The insider predicted this mixture for Snyder’s team: 85 percent former Engler staff, 5 percent former Milliken staff and 10 percent new.
Some obvious and some less obvious names we’ve been told that will be part of Snyder’s transition team and/or administration:
~ Rick DiBartolomeo: Snyder’s deputy campaign manager and former principal in charge of audits at the Troy office of The Rehmann Group LLC He spent 26 years in the Detroit offices of Deloitte & Touche LLP before jumping to Rehmann in November 2007. He’s been treasurer of the Detroit Athletic Club since 2008 and serves on the board of directors for the nonprofit Walsh College Foundation.
~ David Wolkinson: Snyder’s policy director and a lawyer who came up short in House and Senate bids of his own in the past.
~ Rumors floating today have Doug Rothwell and Mark Murray co-chairing the transition team and Ken Sikkema as a possible chief of staff.
~ One name that’s surprisingly linked to a Snyder administration job is Bill Rustem, the insider told me.
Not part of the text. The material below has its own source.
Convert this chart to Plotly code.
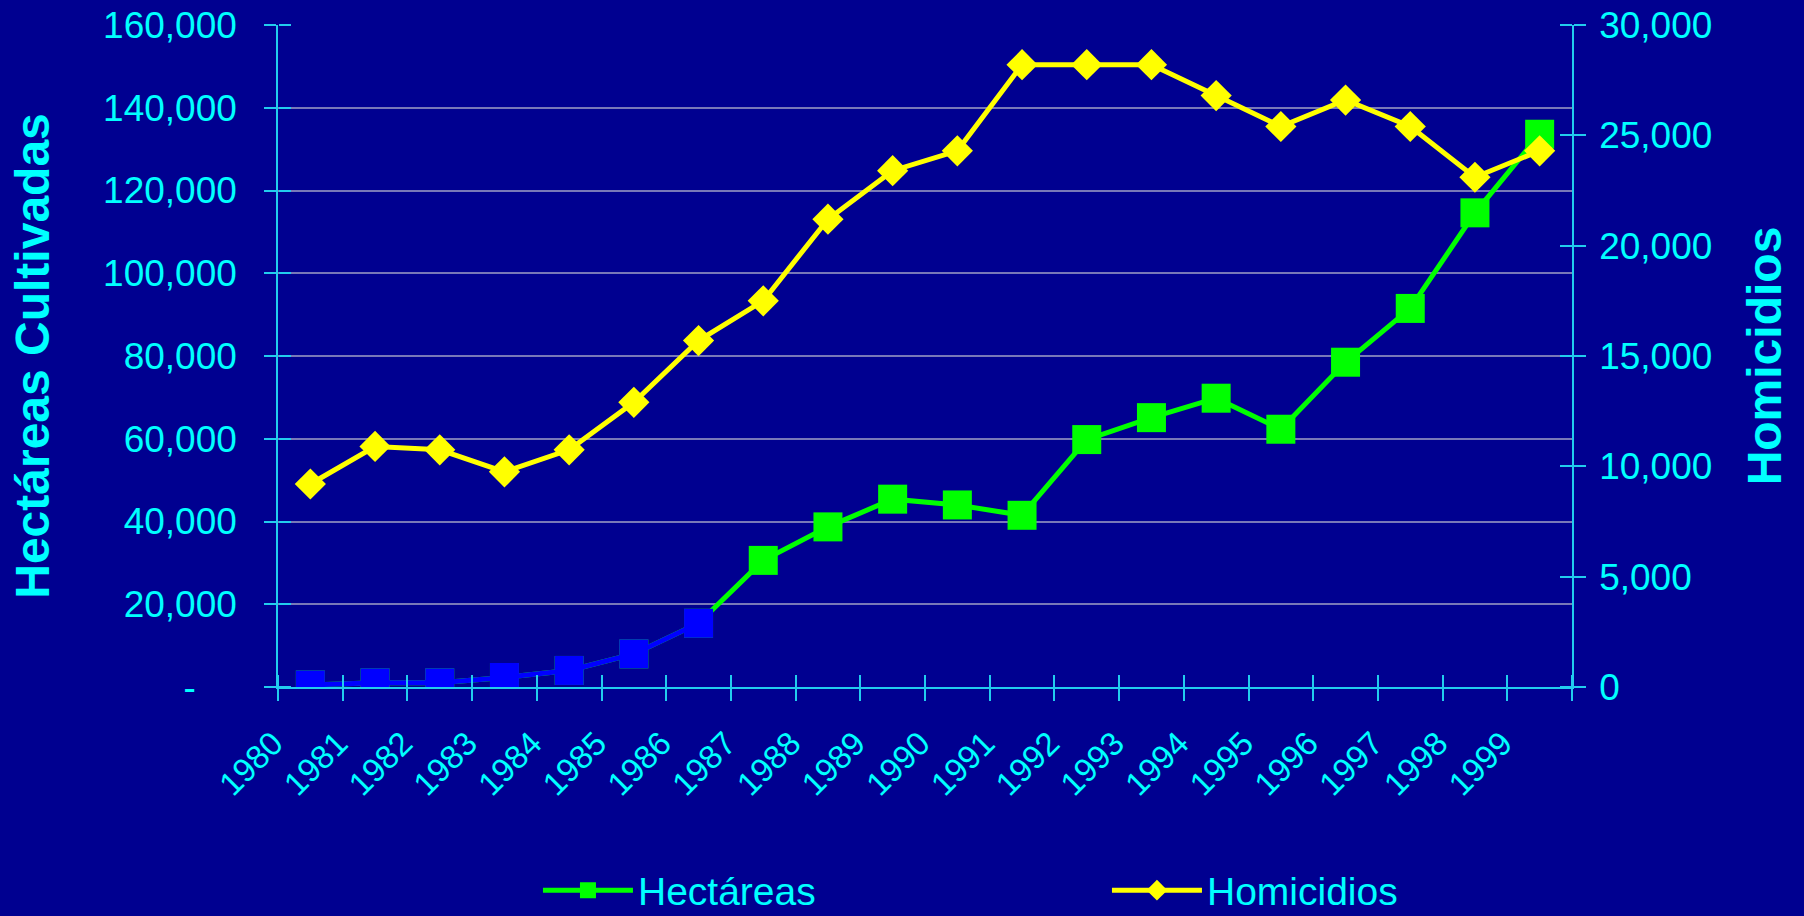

Rustem is president and CEO at nonpartisan Lansing think tank Public Sector Consultants Inc. I’ve mainly seen Rustem’s name in stories in which he’s commenting on the election, rather than as a possible appointee. But I’m told Rustem is very close to Snyder — possibly the Bobby to Snyder’s JFK. That close. Which means he is a serious chief of staff candidate, but he also could choose to operate in a senior advisory role. I’m told he’s vetting the members of the transition team.
Some random thoughts:
~ Snyder will be the first Michigan governor with significant private sector business experience, and the first former CEO of a major corporation, to win (if polls are to be believed) the job since American Motors boss George Romney ousted Democrat John Swainson in November 1962. Romney was re-elected in 1964 and 1966 (when there were no term limits and the position was for two years), before leaving in 1969 to serve as President Nixon’s HUD secretary.
~ Clinton Township Democrat Carey Torrice — best known for capitalizing on her blond looks and revealing outfits — last night launched a write-in bid on Facebook and Twitter to retain her 13th District seat on the Macomb County Board of Commissioners. Torrice lost with less than 35 percent of the vote against neighboring Democrat and Commissioner Jeffrey Sprys in the August primary.
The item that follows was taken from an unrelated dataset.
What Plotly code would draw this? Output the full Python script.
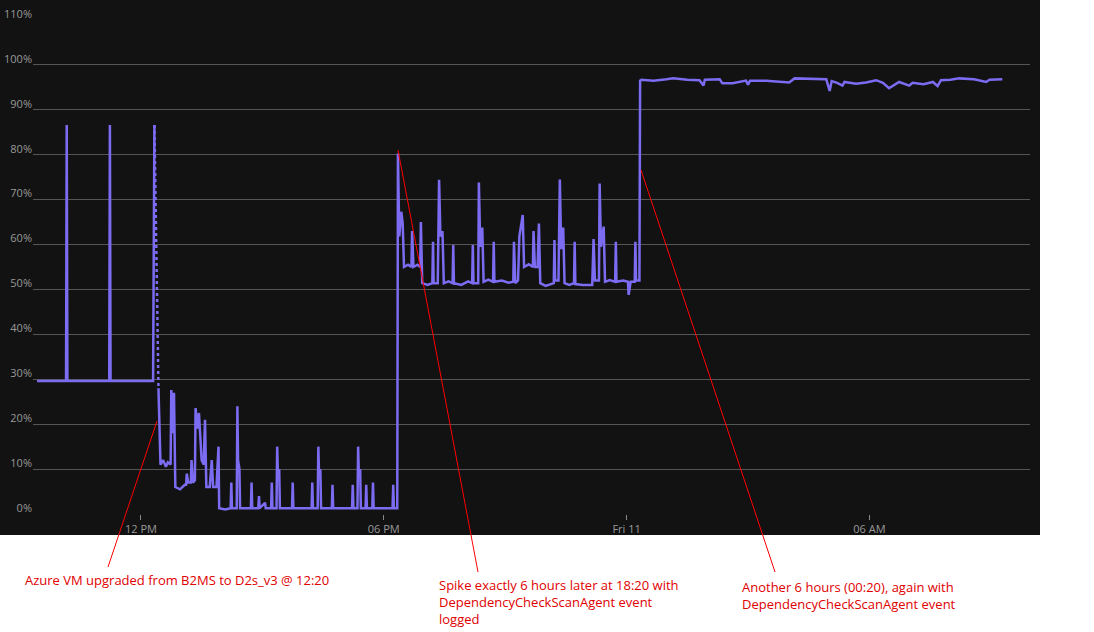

“If you would like me to stay as your Commissioner, there is still something YOU can do! WRITE MY NAME IN “CAREY TORRICE” as a candidate on your absentee balllot and on November 2nd for Commissioner District 13,” she wrote on Facebook Monday night.
A new county charter approved by voters last fall created the county executive position and also reduced the headcount on the board of commissioners from 26 to 13 seats.